Given task: Set down each line of the data below exactly as it stands, dropping the pictures.

Records shown:
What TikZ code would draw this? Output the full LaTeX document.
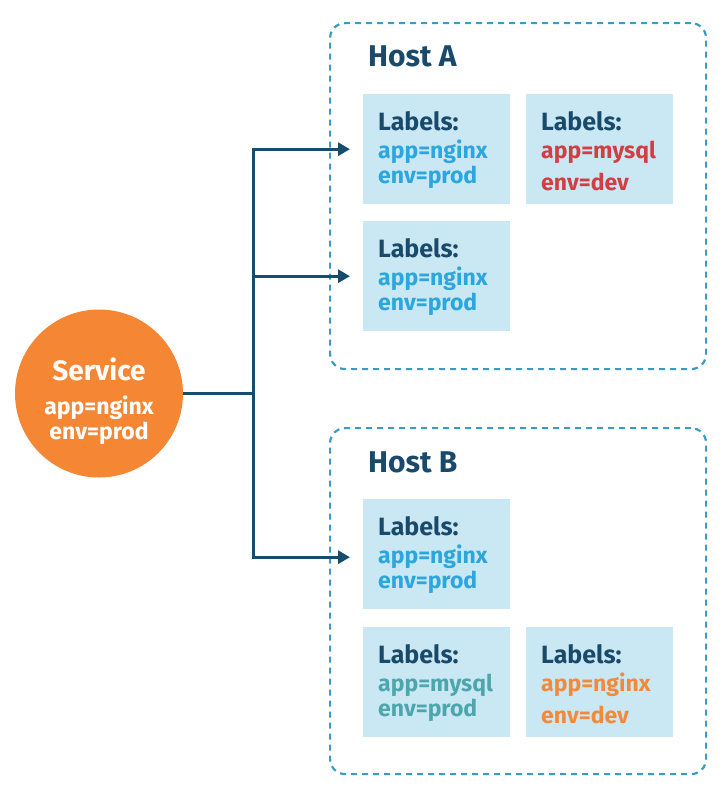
\documentclass[tikz,border=0pt]{standalone}
\usepackage{fontspec}
\setmainfont{Fira Sans}
\usetikzlibrary{arrows.meta,positioning,calc}
\definecolor{navy}{HTML}{1A4A6B}
\definecolor{podfill}{HTML}{C9E8F4}
\definecolor{nginxblue}{HTML}{2CA6DC}
\definecolor{mysqlred}{HTML}{D13F45}
\definecolor{teal}{HTML}{4EA6AD}
\definecolor{devorange}{HTML}{F28A3E}
\definecolor{svcorange}{HTML}{F58634}
\definecolor{hostborder}{HTML}{3A9CC4}
\definecolor{conncol}{HTML}{164D6E}
\begin{document}
\begin{tikzpicture}[x=1pt,y=-1pt,
  host/.style={draw=hostborder,line width=2.2pt,dash pattern=on 6pt off 5pt,rounded corners=15pt,minimum width=376pt,minimum height=346pt,anchor=north west,inner sep=0pt},
  hostlabel/.style={anchor=base west,inner sep=0pt,font=\fontsize{30}{30}\selectfont\bfseries,text=navy},
  pod/.style={fill=podfill,minimum width=147pt,minimum height=110pt,anchor=north west,inner sep=0pt},
  lbl/.style={anchor=base west,inner sep=0pt,font=\fontsize{25}{25}\selectfont\bfseries,text=navy},
  kv/.style={anchor=base west,inner sep=0pt,font=\fontsize{23}{23}\selectfont\bfseries},
  conn/.style={draw=conncol,line width=3pt},
  arr/.style={conn,-{Triangle[length=12pt,width=13pt]},shorten >=13pt},
  svctext/.style={inner sep=0pt,anchor=base,text=white,font=\bfseries}
]
\useasboundingbox (0,0) rectangle (727,796);

% hosts
\node[host] (hostA) at (329,22) {};
\node[host] (hostB) at (329,427) {};
\node[hostlabel] (hostAl) at (368,66) {Host A};
\node[hostlabel] (hostBl) at (368,472) {Host B};

% pods
\node[pod] (p1) at (363,94) {};
\node[pod] (p2) at (526,94) {};
\node[pod] (p3) at (363,221) {};
\node[pod] (p4) at (363,499) {};
\node[pod] (p5) at (363,627) {};
\node[pod] (p6) at (526,627) {};

\foreach \p/\ca/\cb/\a/\b/\d in {p1/nginxblue/nginxblue/nginx/prod/89,p2/mysqlred/mysqlred/mysql/dev/96,p3/nginxblue/nginxblue/nginx/prod/89,p4/nginxblue/nginxblue/nginx/prod/89,p5/teal/teal/mysql/prod/89,p6/devorange/devorange/nginx/dev/96}{
  \node[lbl] (\p l) at ($(\p.north west)+(15,36)$) {Labels:};
  \node[kv,text=\ca] (\p a) at ($(\p.north west)+(15,64)$) {app=\a};
  \node[kv,text=\cb] (\p e) at ($(\p.north west)+(15,\d)$) {env=\b};
}

% service
\node[circle,fill=svcorange,minimum size=168pt,inner sep=0pt] (svc) at (99,393.5) {};
\node[svctext,font=\fontsize{28}{28}\selectfont\bfseries] (svcn) at (99,380) {Service};
\node[svctext,font=\fontsize{23}{23}\selectfont\bfseries] (svca) at (99,414) {app=nginx};
\node[svctext,font=\fontsize{23}{23}\selectfont\bfseries] (svce) at (99,439) {env=prod};

% connectors
\coordinate (junc) at (253,393.5);
\draw[conn] (svc.east) -- (junc);
\draw[arr] (junc) |- (p1.west);
\draw[arr] (junc) |- (p3.west);
\draw[arr] (junc) |- ($(p4.west)+(0,3)$);
\end{tikzpicture}
\end{document}
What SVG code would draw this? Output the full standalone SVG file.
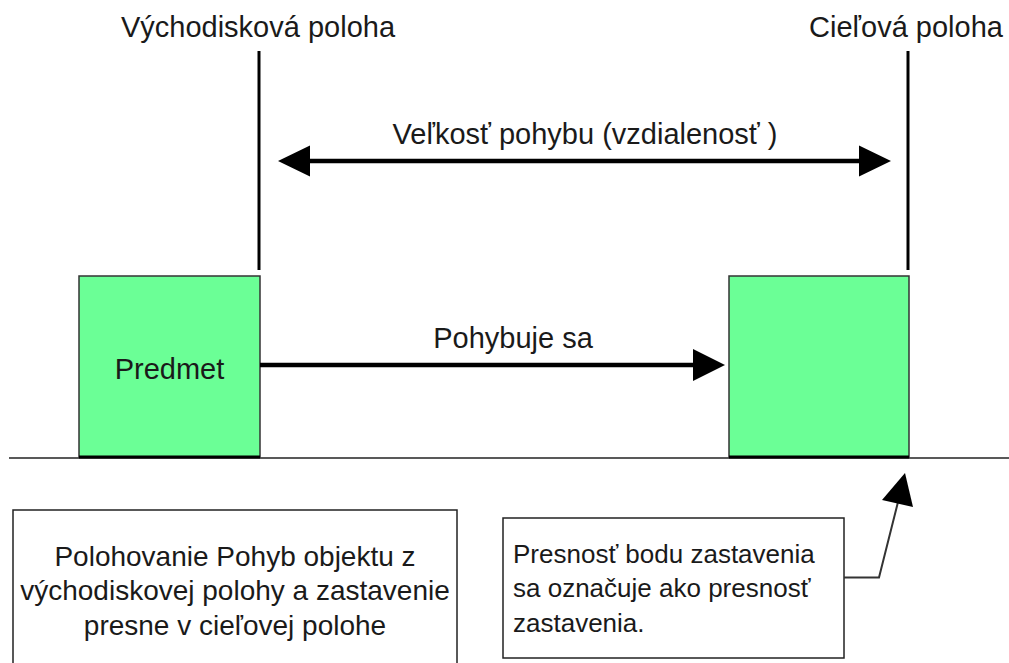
<svg xmlns="http://www.w3.org/2000/svg" width="1009" height="663" viewBox="0 0 1009 663">
<style>
text{font-family:"Liberation Sans",Arial,sans-serif;fill:#1a1a1a}
.lbl{font-size:29px;text-anchor:middle}
.box{fill:#6bff96;stroke:#333;stroke-width:1.5}
.note{fill:#fff;stroke:#222;stroke-width:1.5}
.guide{stroke:#000;stroke-width:3}
.thick{stroke:#000;stroke-width:4.5;fill:none}
.head{fill:#000}
</style>
<rect width="1009" height="663" fill="#fff"/>
<g id="guides">
<line class="guide" x1="259" y1="51" x2="259" y2="270"/>
<line class="guide" x1="908" y1="51" x2="908" y2="270"/>
<line x1="9" y1="458" x2="1009" y2="458" stroke="#222" stroke-width="1.5"/>
</g>
<g id="label-start"><text class="lbl" x="258" y="37">Východisková poloha</text></g>
<g id="label-target"><text class="lbl" x="906" y="37">Cieľová poloha</text></g>
<g id="label-distance"><text class="lbl" x="585" y="144">Veľkosť pohybu (vzdialenosť )</text></g>
<g id="node-predmet">
<rect class="box" x="79" y="276" width="181" height="181"/>
<line x1="79" y1="457" x2="260" y2="457" stroke="#000" stroke-width="3"/>
<text class="lbl" x="169.5" y="379">Predmet</text>
</g>
<g id="node-target">
<rect class="box" x="729" y="276" width="180" height="181"/>
<line x1="729" y1="457" x2="909" y2="457" stroke="#000" stroke-width="3"/>
</g>
<g id="node-note-left">
<rect class="note" x="13" y="510" width="444" height="170"/>
<text style="font-size:28px;text-anchor:middle" x="235"><tspan x="235" y="566">Polohovanie Pohyb objektu z</tspan><tspan x="235" y="600">východiskovej polohy a zastavenie</tspan><tspan x="235" y="635">presne v cieľovej polohe</tspan></text>
</g>
<g id="node-note-right">
<rect class="note" x="503" y="518" width="341" height="140"/>
<text style="font-size:26px" x="513"><tspan x="513" y="563">Presnosť bodu zastavenia</tspan><tspan x="513" y="597">sa označuje ako presnosť</tspan><tspan x="513" y="632">zastavenia.</tspan></text>
</g>
<g id="connectors">
<line class="thick" x1="308" y1="161" x2="861" y2="161" stroke-width="4"/>
<polygon class="head" points="278,161 310,145.5 310,176.5"/>
<polygon class="head" points="891,161 859,145.5 859,176.5"/>
<g id="label-move"><text class="lbl" x="513" y="348">Pohybuje sa</text></g>
<line class="thick" x1="260" y1="365" x2="695" y2="365" stroke-width="5"/>
<polygon class="head" points="725,365 693,349 693,381"/>
<polyline points="844,577.5 879,577.5 898,502" fill="none" stroke="#333" stroke-width="2"/>
<polygon class="head" points="905,473 882,500 913,507"/>
</g>
</svg>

Correct answer:
What TikZ code would draw this? Output the full LaTeX document.
\documentclass[tikz,border=0pt]{standalone}
\usepackage{fontspec}
\setmainfont{Fira Sans}
\usetikzlibrary{arrows.meta,positioning,calc}
\definecolor{navy}{HTML}{1A4A6B}
\definecolor{podfill}{HTML}{C9E8F4}
\definecolor{nginxblue}{HTML}{2CA6DC}
\definecolor{mysqlred}{HTML}{D13F45}
\definecolor{teal}{HTML}{4EA6AD}
\definecolor{devorange}{HTML}{F28A3E}
\definecolor{svcorange}{HTML}{F58634}
\definecolor{hostborder}{HTML}{3A9CC4}
\definecolor{conncol}{HTML}{164D6E}
\begin{document}
\begin{tikzpicture}[x=1pt,y=-1pt,
  host/.style={draw=hostborder,line width=2.2pt,dash pattern=on 6pt off 5pt,rounded corners=15pt,minimum width=376pt,minimum height=346pt,anchor=north west,inner sep=0pt},
  hostlabel/.style={anchor=base west,inner sep=0pt,font=\fontsize{30}{30}\selectfont\bfseries,text=navy},
  pod/.style={fill=podfill,minimum width=147pt,minimum height=110pt,anchor=north west,inner sep=0pt},
  lbl/.style={anchor=base west,inner sep=0pt,font=\fontsize{25}{25}\selectfont\bfseries,text=navy},
  kv/.style={anchor=base west,inner sep=0pt,font=\fontsize{23}{23}\selectfont\bfseries},
  conn/.style={draw=conncol,line width=3pt},
  arr/.style={conn,-{Triangle[length=12pt,width=13pt]},shorten >=13pt},
  svctext/.style={inner sep=0pt,anchor=base,text=white,font=\bfseries}
]
\useasboundingbox (0,0) rectangle (727,796);

% hosts
\node[host] (hostA) at (329,22) {};
\node[host] (hostB) at (329,427) {};
\node[hostlabel] (hostAl) at (368,66) {Host A};
\node[hostlabel] (hostBl) at (368,472) {Host B};

% pods
\node[pod] (p1) at (363,94) {};
\node[pod] (p2) at (526,94) {};
\node[pod] (p3) at (363,221) {};
\node[pod] (p4) at (363,499) {};
\node[pod] (p5) at (363,627) {};
\node[pod] (p6) at (526,627) {};

\foreach \p/\ca/\cb/\a/\b/\d in {p1/nginxblue/nginxblue/nginx/prod/89,p2/mysqlred/mysqlred/mysql/dev/96,p3/nginxblue/nginxblue/nginx/prod/89,p4/nginxblue/nginxblue/nginx/prod/89,p5/teal/teal/mysql/prod/89,p6/devorange/devorange/nginx/dev/96}{
  \node[lbl] (\p l) at ($(\p.north west)+(15,36)$) {Labels:};
  \node[kv,text=\ca] (\p a) at ($(\p.north west)+(15,64)$) {app=\a};
  \node[kv,text=\cb] (\p e) at ($(\p.north west)+(15,\d)$) {env=\b};
}

% service
\node[circle,fill=svcorange,minimum size=168pt,inner sep=0pt] (svc) at (99,393.5) {};
\node[svctext,font=\fontsize{28}{28}\selectfont\bfseries] (svcn) at (99,380) {Service};
\node[svctext,font=\fontsize{23}{23}\selectfont\bfseries] (svca) at (99,414) {app=nginx};
\node[svctext,font=\fontsize{23}{23}\selectfont\bfseries] (svce) at (99,439) {env=prod};

% connectors
\coordinate (junc) at (253,393.5);
\draw[conn] (svc.east) -- (junc);
\draw[arr] (junc) |- (p1.west);
\draw[arr] (junc) |- (p3.west);
\draw[arr] (junc) |- ($(p4.west)+(0,3)$);
\end{tikzpicture}
\end{document}
What SVG code would draw this? Output the full standalone SVG file.
<svg xmlns="http://www.w3.org/2000/svg" width="1009" height="663" viewBox="0 0 1009 663">
<style>
text{font-family:"Liberation Sans",Arial,sans-serif;fill:#1a1a1a}
.lbl{font-size:29px;text-anchor:middle}
.box{fill:#6bff96;stroke:#333;stroke-width:1.5}
.note{fill:#fff;stroke:#222;stroke-width:1.5}
.guide{stroke:#000;stroke-width:3}
.thick{stroke:#000;stroke-width:4.5;fill:none}
.head{fill:#000}
</style>
<rect width="1009" height="663" fill="#fff"/>
<g id="guides">
<line class="guide" x1="259" y1="51" x2="259" y2="270"/>
<line class="guide" x1="908" y1="51" x2="908" y2="270"/>
<line x1="9" y1="458" x2="1009" y2="458" stroke="#222" stroke-width="1.5"/>
</g>
<g id="label-start"><text class="lbl" x="258" y="37">Východisková poloha</text></g>
<g id="label-target"><text class="lbl" x="906" y="37">Cieľová poloha</text></g>
<g id="label-distance"><text class="lbl" x="585" y="144">Veľkosť pohybu (vzdialenosť )</text></g>
<g id="node-predmet">
<rect class="box" x="79" y="276" width="181" height="181"/>
<line x1="79" y1="457" x2="260" y2="457" stroke="#000" stroke-width="3"/>
<text class="lbl" x="169.5" y="379">Predmet</text>
</g>
<g id="node-target">
<rect class="box" x="729" y="276" width="180" height="181"/>
<line x1="729" y1="457" x2="909" y2="457" stroke="#000" stroke-width="3"/>
</g>
<g id="node-note-left">
<rect class="note" x="13" y="510" width="444" height="170"/>
<text style="font-size:28px;text-anchor:middle" x="235"><tspan x="235" y="566">Polohovanie Pohyb objektu z</tspan><tspan x="235" y="600">východiskovej polohy a zastavenie</tspan><tspan x="235" y="635">presne v cieľovej polohe</tspan></text>
</g>
<g id="node-note-right">
<rect class="note" x="503" y="518" width="341" height="140"/>
<text style="font-size:26px" x="513"><tspan x="513" y="563">Presnosť bodu zastavenia</tspan><tspan x="513" y="597">sa označuje ako presnosť</tspan><tspan x="513" y="632">zastavenia.</tspan></text>
</g>
<g id="connectors">
<line class="thick" x1="308" y1="161" x2="861" y2="161" stroke-width="4"/>
<polygon class="head" points="278,161 310,145.5 310,176.5"/>
<polygon class="head" points="891,161 859,145.5 859,176.5"/>
<g id="label-move"><text class="lbl" x="513" y="348">Pohybuje sa</text></g>
<line class="thick" x1="260" y1="365" x2="695" y2="365" stroke-width="5"/>
<polygon class="head" points="725,365 693,349 693,381"/>
<polyline points="844,577.5 879,577.5 898,502" fill="none" stroke="#333" stroke-width="2"/>
<polygon class="head" points="905,473 882,500 913,507"/>
</g>
</svg>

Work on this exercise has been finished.